The Canadian Entomologist


The Cocoon of the Honey Bee, Apis mellifera L.

S. C. Jaya1

a1 Department of Entomology, University of Manitoba, Winnipeg, Manitoba


During cocoon construction the predominant movement made by larvae of the three honey bee castes is a forward somersault which is made dorsal side outermost. Worker, drone, and queen larvae complete one somersault in 52, 46 or 67 (at two different times), and 32 minutes respectively with the total number of somersaults made during cocoon construction being 27-37, 40-50, and 40-80 respectively; the larvae take 37, 54, and 30 hours respectively to complete their cocoons. Weight changes of larvae before and after the cocoons are made are given.

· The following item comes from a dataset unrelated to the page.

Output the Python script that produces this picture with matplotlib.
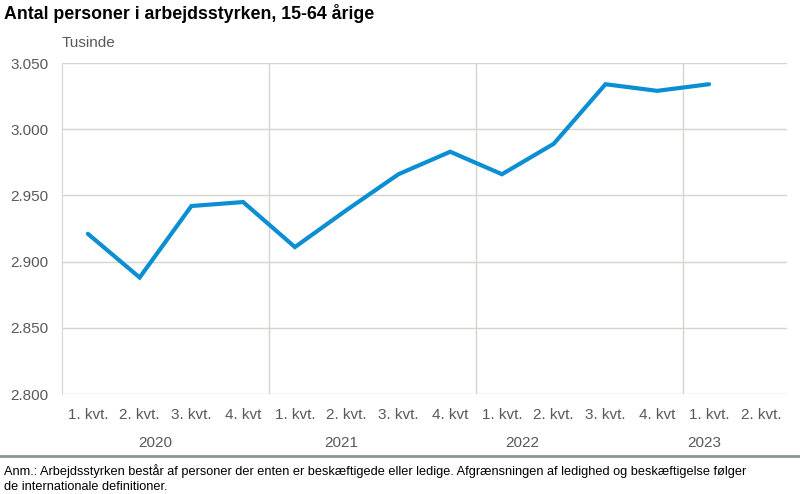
import matplotlib
matplotlib.use("Agg")
import matplotlib.pyplot as plt
import numpy as np

years = ["2020", "2021", "2022", "2023"]
year_pos = [1.3, 4.9, 8.4, 11.9]
quarters = ["1. kvt.", "2. kvt.", "3. kvt.", "4. kvt"] * 3 + ["1. kvt.", "2. kvt."]
values = [2921, 2888, 2942, 2945, 2911, 2939, 2966, 2983, 2966, 2989,
          3034, 3029, 3034]
yticks = [2800, 2850, 2900, 2950, 3000, 3050]

plt.rcParams["font.family"] = ["Liberation Sans", "DejaVu Sans"]
grid_c = "#d6d4cc"
text_c = "#595959"

fig = plt.figure(figsize=(8, 4.94), dpi=100)
ax = fig.add_axes([0.0775, 0.2024, 0.9058, 0.6700])

x = np.arange(len(values))
ax.plot(x, values, color="#0b8fd2", lw=3.0, solid_capstyle="round",
        solid_joinstyle="miter", zorder=3)

ax.set_xlim(-0.5, len(quarters) - 0.5)
ax.set_ylim(2800, 3050)
ax.set_yticks(yticks)
ax.set_yticklabels([f"{v/1000:.3f}" for v in yticks])
ax.grid(axis="y", color=grid_c, lw=1)
for b in [3.5, 7.5, 11.5]:
    ax.axvline(b, color=grid_c, lw=1, zorder=1)
for s in ["top", "right", "bottom"]:
    ax.spines[s].set_visible(False)
ax.spines["left"].set_color(grid_c)
ax.tick_params(length=0, labelsize=11, colors=text_c)
ax.tick_params(axis="y", pad=10)
ax.tick_params(axis="x", pad=10)
ax.set_xticks(np.arange(len(quarters)))
ax.set_xticklabels(quarters)
ax.set_axisbelow(True)

for p, yr in zip(year_pos, years):
    ax.text(p, -0.148, yr, transform=ax.get_xaxis_transform(),
            ha="center", va="center", fontsize=11, color=text_c)

ax.text(0, 1.06, "Tusinde", transform=ax.transAxes, ha="left", va="center",
        fontsize=11, color=text_c)

fig.text(0.005, 0.972, "Antal personer i arbejdsstyrken, 15-64 årige",
         fontsize=12.8, fontweight="bold", ha="left", va="center")
fig.add_artist(plt.Line2D([0, 1], [0.077, 0.077], color="#8c9696", lw=2))
fig.text(0.005, 0.032,
         "Anm.: Arbejdsstyrken består af personer der enten er beskæftigede eller ledige. "
         "Afgrænsningen af ledighed og beskæftigelse følger\nde internationale definitioner.",
         fontsize=9.2, ha="left", va="center", linespacing=1.3)

fig.savefig("out.png", dpi=100)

Worker and drone larvae build completely enclosed cocoons directly on the side walls and end walls of cells, but queen larvae leave spaces between the cappings and the cocoons and do not cover the bases of their cells with cocoon material.

Cocoons consist of silk gland secretion (in thin sheets and threads), a colourless material, a light yellow material, and a more solid brown material (faeces); the last three are discharged from the larval anus. When, how, and where these various secretions and excretions are placed in the cocoon, and their probable origins, are described. Possibly some brood food is incorporated into the cocoon but skin secretions or larval blood are not.